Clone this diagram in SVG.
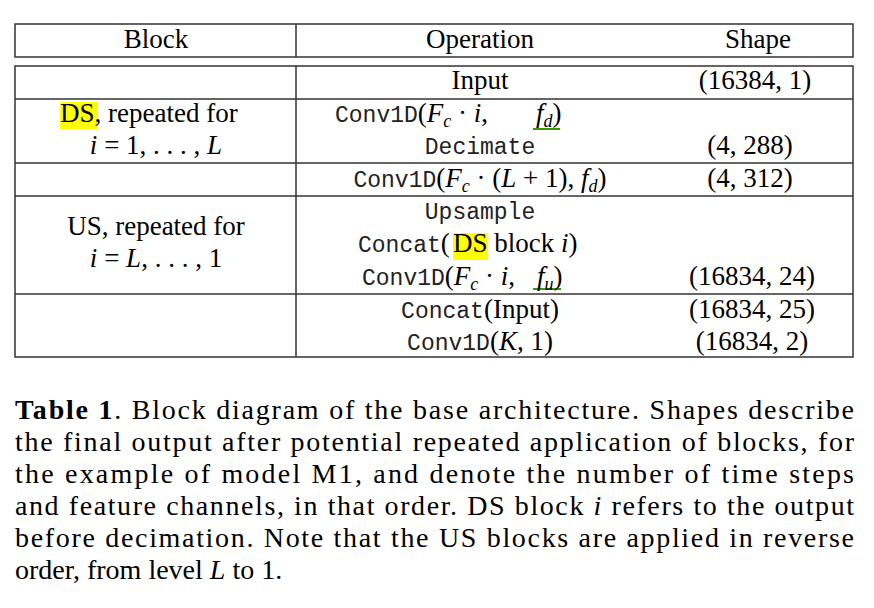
<svg xmlns="http://www.w3.org/2000/svg" width="874" height="608" viewBox="0 0 874 608">
<style>
.s{font-family:"Liberation Serif",serif;font-size:27px;fill:#000}
.m{font-family:"Liberation Mono",monospace;font-size:23px;fill:#222}
.i{font-style:italic}
.c{font-family:"Liberation Serif",serif;font-size:28px;fill:#000}
line{stroke:#333;stroke-width:1.5}
</style>
<rect width="874" height="608" fill="#fff"/>
<g id="table" fill="none">
<rect x="15" y="24" width="838" height="33" fill="none" stroke="#333" stroke-width="1.5"/>
<line x1="296" y1="24" x2="296" y2="57"/>
<rect x="15" y="66" width="838" height="291" fill="none" stroke="#333" stroke-width="1.5"/>
<line x1="296" y1="66" x2="296" y2="357"/>
<line x1="15" y1="99" x2="853" y2="99"/>
<line x1="15" y1="163" x2="853" y2="163"/>
<line x1="15" y1="196" x2="853" y2="196"/>
<line x1="15" y1="294" x2="853" y2="294"/>
<rect x="60" y="102" width="38" height="27" fill="#ffff00"/>
<rect x="453" y="233" width="35" height="27" fill="#ffff00"/>
<line x1="533" y1="129" x2="560" y2="129" style="stroke:#3a9a00;stroke-width:2"/>
<line x1="533" y1="289" x2="561" y2="289" style="stroke:#3a9a00;stroke-width:2"/>
</g>
<g id="text">
<text class="s" x="156" y="48" text-anchor="middle">Block</text>
<text class="s" x="480" y="48" text-anchor="middle">Operation</text>
<text class="s" x="758" y="48" text-anchor="middle">Shape</text>
<text class="s" x="480" y="89" text-anchor="middle">Input</text>
<text class="s" x="755" y="89" text-anchor="middle">(16384, 1)</text>
<text class="s" x="60" y="122">DS, repeated for</text>
<text class="s" x="156" y="154" text-anchor="middle"><tspan class="i">i</tspan> = 1, . . . , <tspan class="i">L</tspan></text>
<text x="335" y="122"><tspan class="m">Conv1D</tspan><tspan class="s">(<tspan class="i">F</tspan><tspan font-size="18" class="i" dy="5">c</tspan><tspan dy="-5"> · </tspan><tspan class="i">i</tspan>, <tspan class="i" x="536">f</tspan><tspan font-size="18" class="i" dy="5">d</tspan><tspan dy="-5">)</tspan></tspan></text>
<text class="m" x="480" y="154" text-anchor="middle">Decimate</text>
<text class="s" x="750" y="154" text-anchor="middle">(4, 288)</text>
<text x="480" y="187" text-anchor="middle"><tspan class="m">Conv1D</tspan><tspan class="s">(<tspan class="i">F</tspan><tspan font-size="18" class="i" dy="5">c</tspan><tspan dy="-5"> · (</tspan><tspan class="i">L</tspan> + 1), <tspan class="i">f</tspan><tspan font-size="18" class="i" dy="5">d</tspan><tspan dy="-5">)</tspan></tspan></text>
<text class="s" x="750" y="187" text-anchor="middle">(4, 312)</text>
<text class="s" x="156" y="235" text-anchor="middle">US, repeated for</text>
<text class="s" x="156" y="267" text-anchor="middle"><tspan class="i">i</tspan> = <tspan class="i">L</tspan>, . . . , 1</text>
<text class="m" x="480" y="219" text-anchor="middle">Upsample</text>
<text x="358" y="252"><tspan class="m">Concat</tspan><tspan class="s">(</tspan><tspan class="s" x="453">DS block <tspan class="i">i</tspan>)</tspan></text>
<text x="362" y="285"><tspan class="m">Conv1D</tspan><tspan class="s">(<tspan class="i">F</tspan><tspan font-size="18" class="i" dy="5">c</tspan><tspan dy="-5"> · </tspan><tspan class="i">i</tspan>, <tspan class="i" x="537">f</tspan><tspan font-size="18" class="i" dy="5">u</tspan><tspan dy="-5">)</tspan></tspan></text>
<text class="s" x="752" y="285" text-anchor="middle">(16834, 24)</text>
<text x="480" y="318" text-anchor="middle"><tspan class="m">Concat</tspan><tspan class="s">(Input)</tspan></text>
<text class="s" x="752" y="318" text-anchor="middle">(16834, 25)</text>
<text x="480" y="350" text-anchor="middle"><tspan class="m">Conv1D</tspan><tspan class="s">(<tspan class="i">K</tspan>, 1)</tspan></text>
<text class="s" x="752" y="350" text-anchor="middle">(16834, 2)</text>
</g>
<g id="caption">
<text class="c" x="15" y="419" textLength="839" lengthAdjust="spacing"><tspan font-weight="bold">Table 1</tspan>. Block diagram of the base architecture. Shapes describe</text>
<text class="c" x="15" y="451" textLength="839" lengthAdjust="spacing">the final output after potential repeated application of blocks, for</text>
<text class="c" x="15" y="483" textLength="839" lengthAdjust="spacing">the example of model M1, and denote the number of time steps</text>
<text class="c" x="15" y="515" textLength="839" lengthAdjust="spacing">and feature channels, in that order. DS block <tspan class="i">i</tspan> refers to the output</text>
<text class="c" x="15" y="547" textLength="839" lengthAdjust="spacing">before decimation. Note that the US blocks are applied in reverse</text>
<text class="c" x="15" y="579">order, from level <tspan class="i">L</tspan> to 1.</text>
</g>
</svg>
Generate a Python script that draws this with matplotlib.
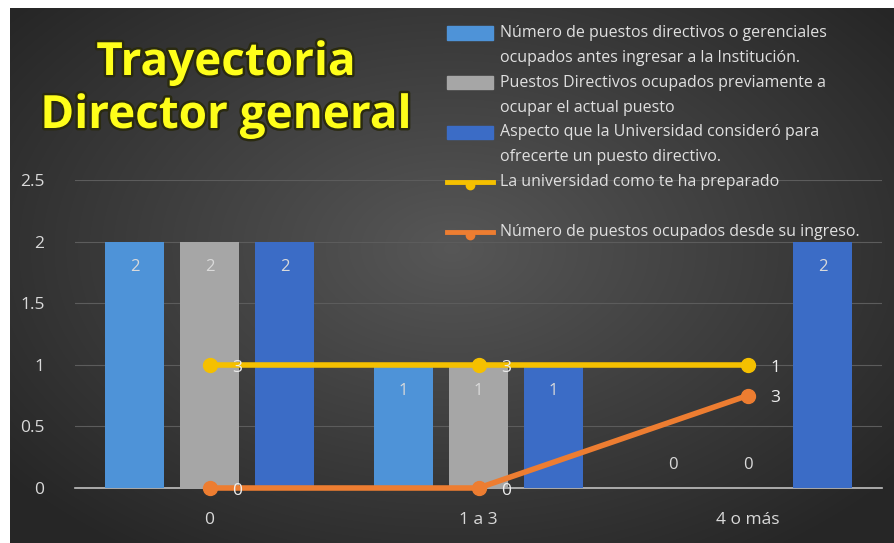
import numpy as np
import matplotlib.pyplot as plt
import matplotlib.patheffects as pe
from matplotlib.patches import Rectangle
from matplotlib.lines import Line2D

plt.rcParams['font.family'] = ['Open Sans', 'DejaVu Sans']

categories = ['0', '1 a 3', '4 o más']
bar_names = [
    ['Número de puestos directivos o gerenciales', 'ocupados antes ingresar a la Institución.'],
    ['Puestos Directivos ocupados previamente a', 'ocupar el actual puesto'],
    ['Aspecto que la Universidad consideró para', 'ofrecerte un puesto directivo.'],
]
bar_values = [
    [2, 1, 0],
    [2, 1, 0],
    [2, 1, 2],
]
bar_colors = ['#4e93d8', '#a6a6a6', '#3b6cc6']

line_names = ['La universidad como te ha preparado', 'Número de puestos ocupados desde su ingreso.']
line_values = [
    [1, 1, 1],
    [0, 0, 0.75],
]
line_labels = [
    ['3', '3', '1'],
    ['0', '0', '3'],
]
line_colors = ['#f5c000', '#ed7d31']

W, H = 894, 543
fig = plt.figure(figsize=(W / 100, H / 100), dpi=100, facecolor='white')

# dark radial background
bg = fig.add_axes([10 / W, 0, (W - 10) / W, (H - 8) / H])
yy, xx = np.mgrid[0:1:300j, 0:1:500j]
r = np.sqrt(((xx - 0.5) / 0.75) ** 2 + ((yy - 0.45) / 0.8) ** 2)
shade = np.clip(0.34 - 0.22 * r, 0.15, 0.34)
bg.imshow(np.dstack([shade] * 3), aspect='auto', extent=[0, 1, 0, 1], interpolation='bilinear')
bg.axis('off')

ax = fig.add_axes([75 / W, 55 / H, 807 / W, 308 / H])
ax.set_facecolor('none')
x = np.arange(len(categories))
offs = [-0.279, 0, 0.279]
bw = 0.22
for vals, off, col in zip(bar_values, offs, bar_colors):
    bars = ax.bar(x + off, vals, width=bw, color=col, zorder=2)
    for b, v in zip(bars, vals):
        ly = v - 0.21 if v > 0 else 0.19
        ax.text(b.get_x() + b.get_width() / 2, ly, str(v), ha='center', va='center',
                color='#dadada', fontsize=12, zorder=3)

for vals, labs, col in zip(line_values, line_labels, line_colors):
    ax.plot(x, vals, color=col, lw=4, marker='o', ms=10, zorder=4, clip_on=False,
            solid_capstyle='round')
    for xi, v, lab in zip(x, vals, labs):
        ax.annotate(lab, (xi, v), xytext=(20, -2), textcoords='offset points',
                    ha='center', va='center', color='#eeeeee', fontsize=12.5, zorder=5)

ax.set_xlim(-0.5, 2.5)
ax.set_ylim(0, 2.5)
ax.set_yticks([0, 0.5, 1, 1.5, 2, 2.5])
ax.set_yticklabels(['0', '0.5', '1', '1.5', '2', '2.5'])
ax.set_xticks(x)
ax.set_xticklabels(categories)
ax.tick_params(length=0, colors='#d9d9d9', labelsize=12.5)
ax.tick_params(axis='y', pad=22)
ax.tick_params(axis='x', pad=17)
ax.yaxis.grid(True, color='#5c5c5c', lw=0.8, zorder=0)
ax.set_axisbelow(True)
for s in ['top', 'right', 'left']:
    ax.spines[s].set_visible(False)
ax.spines['bottom'].set_color('#c0c0c0')
ax.spines['bottom'].set_linewidth(1.2)
ax.spines['bottom'].set_zorder(1)

# title
for txt, yb in [('Trayectoria', 75), ('Director general', 128)]:
    fig.text(226 / W, 1 - yb / H, txt, ha='center', va='baseline', fontsize=33,
             fontweight='bold', color='#ffff1a',
             path_effects=[pe.withStroke(linewidth=3.5, foreground='#2a2a10')])

# legend
row_h = 24.85
y0 = 33
def fy(row):
    return 1 - (y0 + row * row_h) / H

row = 0
for names, col in zip(bar_names, bar_colors):
    fig.patches.append(Rectangle((447 / W, fy(row) - 6.5 / H), 46 / W, 13 / H,
                                 color=col, transform=fig.transFigure, figure=fig))
    for i, t in enumerate(names):
        fig.text(500 / W, fy(row + i), t, ha='left', va='center', color='#e0e0e0', fontsize=11.5)
    row += 2
for name, col in zip(line_names, line_colors):
    fig.lines.append(Line2D([447 / W, 493 / W], [fy(row), fy(row)], color=col, lw=3.5,
                            transform=fig.transFigure, figure=fig))
    fig.lines.append(Line2D([470 / W], [fy(row) - 3 / H], color=col, marker='o', ms=6,
                            transform=fig.transFigure, figure=fig))
    fig.text(500 / W, fy(row), name, ha='left', va='center', color='#e0e0e0', fontsize=11.5)
    row += 2

fig.savefig('out.png', dpi=100, facecolor='white')
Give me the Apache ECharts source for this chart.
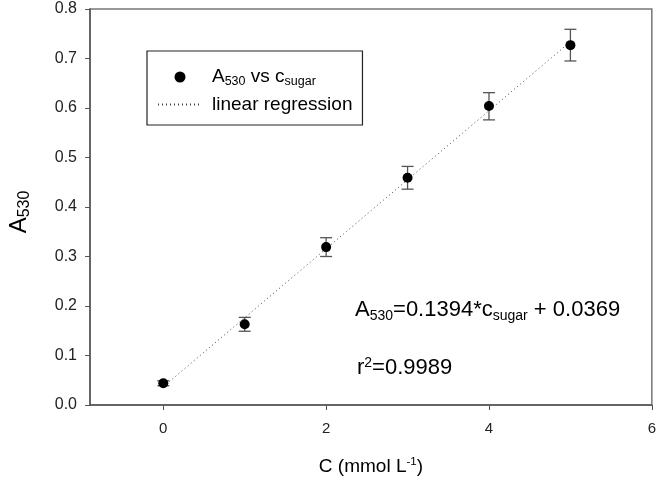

• • • • •

_SHORT EXERCISE_. Leave the pictures out and print, exactly as written, every line from the one holding "Generate a Python" down to the one holding "fig = plt.figure(figsize=(W", both of those included.

_EXERCISE ANSWER_.
Generate a Python script that draws this with matplotlib.
import numpy as np
import matplotlib.pyplot as plt
import matplotlib.patheffects as pe
from matplotlib.patches import Rectangle
from matplotlib.lines import Line2D

plt.rcParams['font.family'] = ['Open Sans', 'DejaVu Sans']

categories = ['0', '1 a 3', '4 o más']
bar_names = [
    ['Número de puestos directivos o gerenciales', 'ocupados antes ingresar a la Institución.'],
    ['Puestos Directivos ocupados previamente a', 'ocupar el actual puesto'],
    ['Aspecto que la Universidad consideró para', 'ofrecerte un puesto directivo.'],
]
bar_values = [
    [2, 1, 0],
    [2, 1, 0],
    [2, 1, 2],
]
bar_colors = ['#4e93d8', '#a6a6a6', '#3b6cc6']

line_names = ['La universidad como te ha preparado', 'Número de puestos ocupados desde su ingreso.']
line_values = [
    [1, 1, 1],
    [0, 0, 0.75],
]
line_labels = [
    ['3', '3', '1'],
    ['0', '0', '3'],
]
line_colors = ['#f5c000', '#ed7d31']

W, H = 894, 543
fig = plt.figure(figsize=(W / 100, H / 100), dpi=100, facecolor='white')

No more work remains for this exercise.